» Records from a data source:
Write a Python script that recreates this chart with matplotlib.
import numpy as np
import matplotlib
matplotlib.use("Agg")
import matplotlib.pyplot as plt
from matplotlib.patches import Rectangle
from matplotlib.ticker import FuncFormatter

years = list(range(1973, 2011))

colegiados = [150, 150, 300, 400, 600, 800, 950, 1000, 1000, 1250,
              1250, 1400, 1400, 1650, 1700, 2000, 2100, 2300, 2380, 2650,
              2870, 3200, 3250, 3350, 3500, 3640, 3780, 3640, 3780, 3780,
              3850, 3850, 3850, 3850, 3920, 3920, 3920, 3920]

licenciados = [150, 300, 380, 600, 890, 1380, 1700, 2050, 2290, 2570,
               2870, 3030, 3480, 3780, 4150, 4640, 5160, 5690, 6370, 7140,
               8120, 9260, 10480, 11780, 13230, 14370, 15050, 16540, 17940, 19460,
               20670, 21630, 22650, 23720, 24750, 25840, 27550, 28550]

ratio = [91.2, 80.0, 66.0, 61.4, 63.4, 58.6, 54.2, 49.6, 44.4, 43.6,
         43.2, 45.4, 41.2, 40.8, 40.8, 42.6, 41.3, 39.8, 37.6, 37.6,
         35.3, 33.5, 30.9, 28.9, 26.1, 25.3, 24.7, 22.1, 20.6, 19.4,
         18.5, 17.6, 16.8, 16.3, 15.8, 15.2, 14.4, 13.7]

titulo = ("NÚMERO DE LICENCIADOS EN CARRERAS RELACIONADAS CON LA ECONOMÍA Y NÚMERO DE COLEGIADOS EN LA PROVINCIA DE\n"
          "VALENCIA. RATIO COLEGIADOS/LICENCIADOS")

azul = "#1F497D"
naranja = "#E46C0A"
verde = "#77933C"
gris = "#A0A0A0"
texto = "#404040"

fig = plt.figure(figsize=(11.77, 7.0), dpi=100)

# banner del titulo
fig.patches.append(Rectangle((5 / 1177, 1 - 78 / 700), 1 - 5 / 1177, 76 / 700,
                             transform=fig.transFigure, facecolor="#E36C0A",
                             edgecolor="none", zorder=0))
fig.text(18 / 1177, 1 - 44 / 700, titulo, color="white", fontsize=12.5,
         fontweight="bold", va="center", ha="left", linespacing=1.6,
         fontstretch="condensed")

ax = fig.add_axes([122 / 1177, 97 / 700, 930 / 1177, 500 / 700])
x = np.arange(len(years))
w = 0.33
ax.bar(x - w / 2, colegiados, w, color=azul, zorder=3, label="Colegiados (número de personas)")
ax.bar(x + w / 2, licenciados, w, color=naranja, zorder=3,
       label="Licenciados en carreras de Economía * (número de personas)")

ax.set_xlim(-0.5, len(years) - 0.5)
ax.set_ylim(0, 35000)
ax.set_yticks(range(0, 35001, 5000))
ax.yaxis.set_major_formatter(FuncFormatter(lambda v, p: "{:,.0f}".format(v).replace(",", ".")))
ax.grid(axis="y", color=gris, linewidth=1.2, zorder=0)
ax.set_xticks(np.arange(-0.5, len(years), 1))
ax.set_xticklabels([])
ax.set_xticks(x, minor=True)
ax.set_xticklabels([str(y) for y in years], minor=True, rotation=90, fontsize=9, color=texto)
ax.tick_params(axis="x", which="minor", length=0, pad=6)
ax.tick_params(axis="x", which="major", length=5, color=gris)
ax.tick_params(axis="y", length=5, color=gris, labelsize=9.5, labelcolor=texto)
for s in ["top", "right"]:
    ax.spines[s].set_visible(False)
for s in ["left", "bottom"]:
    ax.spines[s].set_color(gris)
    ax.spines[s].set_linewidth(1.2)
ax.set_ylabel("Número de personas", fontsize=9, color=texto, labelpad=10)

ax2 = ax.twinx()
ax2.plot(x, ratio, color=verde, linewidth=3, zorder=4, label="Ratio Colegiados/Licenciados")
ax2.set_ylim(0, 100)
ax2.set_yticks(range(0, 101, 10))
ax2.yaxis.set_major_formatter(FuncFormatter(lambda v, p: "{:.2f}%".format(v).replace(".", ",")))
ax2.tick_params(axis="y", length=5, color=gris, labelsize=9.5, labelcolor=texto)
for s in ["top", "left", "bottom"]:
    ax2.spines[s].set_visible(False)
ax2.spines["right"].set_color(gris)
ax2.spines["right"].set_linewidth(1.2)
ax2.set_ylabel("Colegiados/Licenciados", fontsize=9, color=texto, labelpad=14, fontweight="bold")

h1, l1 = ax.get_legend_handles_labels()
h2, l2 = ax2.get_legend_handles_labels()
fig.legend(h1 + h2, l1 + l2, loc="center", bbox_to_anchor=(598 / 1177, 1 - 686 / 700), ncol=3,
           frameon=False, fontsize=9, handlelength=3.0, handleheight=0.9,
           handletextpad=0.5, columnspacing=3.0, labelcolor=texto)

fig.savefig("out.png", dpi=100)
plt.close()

* * *

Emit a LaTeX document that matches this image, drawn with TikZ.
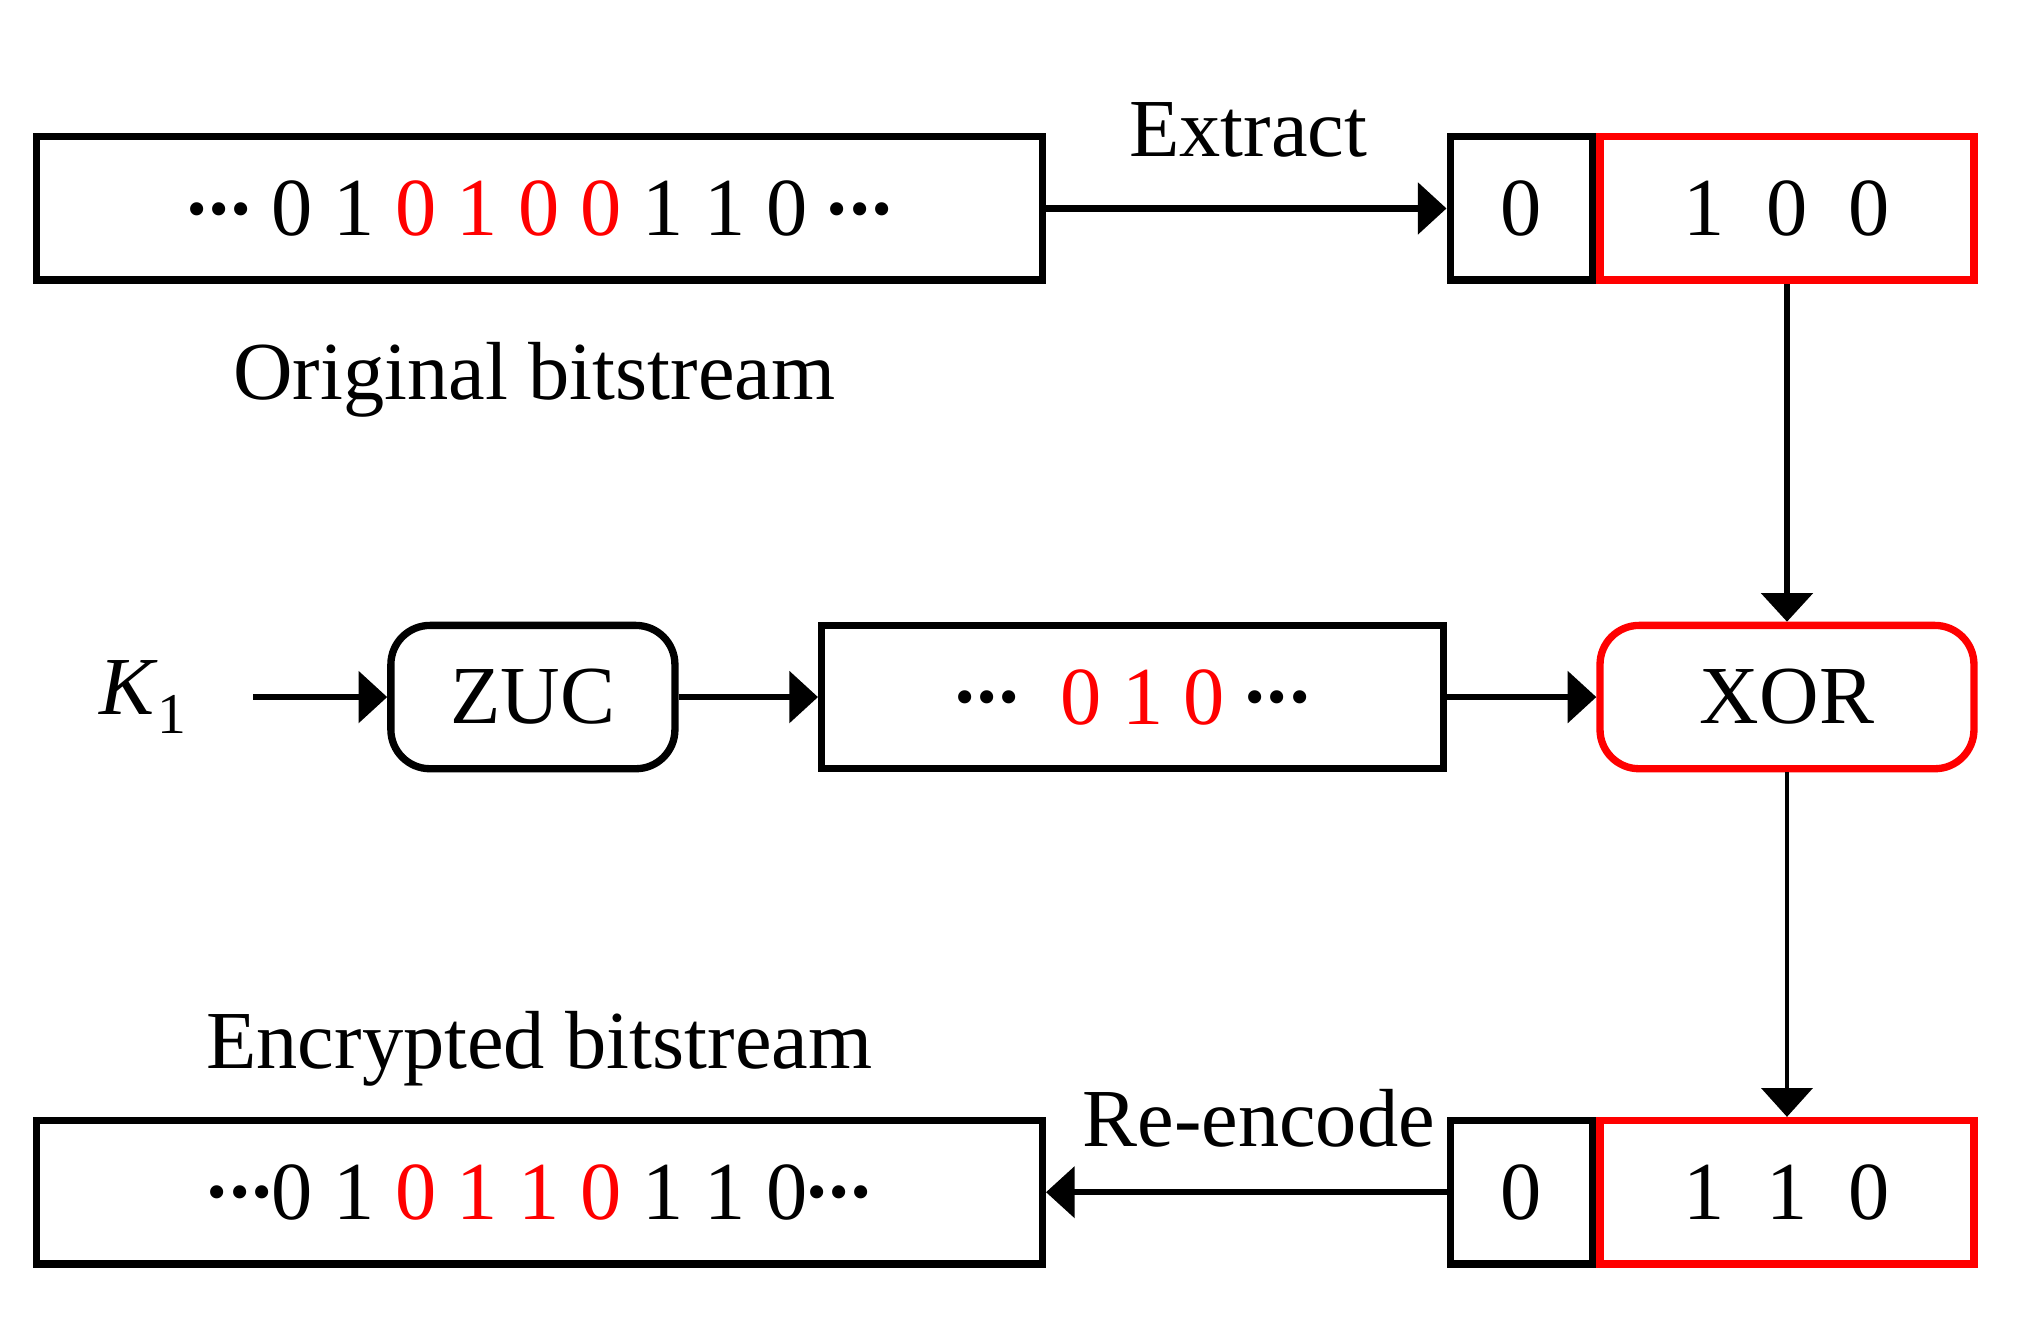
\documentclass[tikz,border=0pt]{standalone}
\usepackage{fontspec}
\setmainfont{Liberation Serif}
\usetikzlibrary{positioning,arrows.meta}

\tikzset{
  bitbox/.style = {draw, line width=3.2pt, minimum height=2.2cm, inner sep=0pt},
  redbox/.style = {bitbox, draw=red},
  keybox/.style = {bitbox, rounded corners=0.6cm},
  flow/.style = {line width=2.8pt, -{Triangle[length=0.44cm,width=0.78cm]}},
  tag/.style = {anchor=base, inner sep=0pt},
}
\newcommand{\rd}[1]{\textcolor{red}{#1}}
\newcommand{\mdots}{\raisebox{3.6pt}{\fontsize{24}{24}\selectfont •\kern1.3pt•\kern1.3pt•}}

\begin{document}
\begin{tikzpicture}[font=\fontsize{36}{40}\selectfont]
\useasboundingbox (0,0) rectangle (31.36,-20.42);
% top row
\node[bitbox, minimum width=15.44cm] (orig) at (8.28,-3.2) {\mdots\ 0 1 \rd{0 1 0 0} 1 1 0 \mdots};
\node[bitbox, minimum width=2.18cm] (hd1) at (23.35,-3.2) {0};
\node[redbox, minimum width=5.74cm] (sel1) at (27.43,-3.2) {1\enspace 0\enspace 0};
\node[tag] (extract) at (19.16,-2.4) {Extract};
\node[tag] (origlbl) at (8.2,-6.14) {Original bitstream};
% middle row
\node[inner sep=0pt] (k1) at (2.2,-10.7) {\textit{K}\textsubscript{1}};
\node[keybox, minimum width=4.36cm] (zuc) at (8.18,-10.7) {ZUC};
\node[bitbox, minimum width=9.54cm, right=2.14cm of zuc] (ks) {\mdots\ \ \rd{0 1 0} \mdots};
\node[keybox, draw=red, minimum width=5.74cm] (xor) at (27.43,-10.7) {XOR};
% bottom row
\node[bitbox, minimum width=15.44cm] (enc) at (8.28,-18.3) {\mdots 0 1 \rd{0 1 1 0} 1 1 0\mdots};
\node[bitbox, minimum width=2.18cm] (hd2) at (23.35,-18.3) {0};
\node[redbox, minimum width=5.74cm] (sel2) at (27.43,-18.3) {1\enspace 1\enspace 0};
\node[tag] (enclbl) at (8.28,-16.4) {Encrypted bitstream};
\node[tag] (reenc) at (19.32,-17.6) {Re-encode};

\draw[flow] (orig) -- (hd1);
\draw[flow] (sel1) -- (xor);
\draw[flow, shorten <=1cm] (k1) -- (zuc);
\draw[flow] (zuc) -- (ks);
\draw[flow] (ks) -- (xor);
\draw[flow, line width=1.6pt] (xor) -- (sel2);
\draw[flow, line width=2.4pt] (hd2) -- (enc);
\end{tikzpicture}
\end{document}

» What you will do:
Begin at the line containing "Write a Python", end at the line containing "years = list(range(1973, 2011))", and reproduce every line in that range exactly, both ends included.

» Answer to the exercise:
Write a Python script that recreates this chart with matplotlib.
import numpy as np
import matplotlib
matplotlib.use("Agg")
import matplotlib.pyplot as plt
from matplotlib.patches import Rectangle
from matplotlib.ticker import FuncFormatter

years = list(range(1973, 2011))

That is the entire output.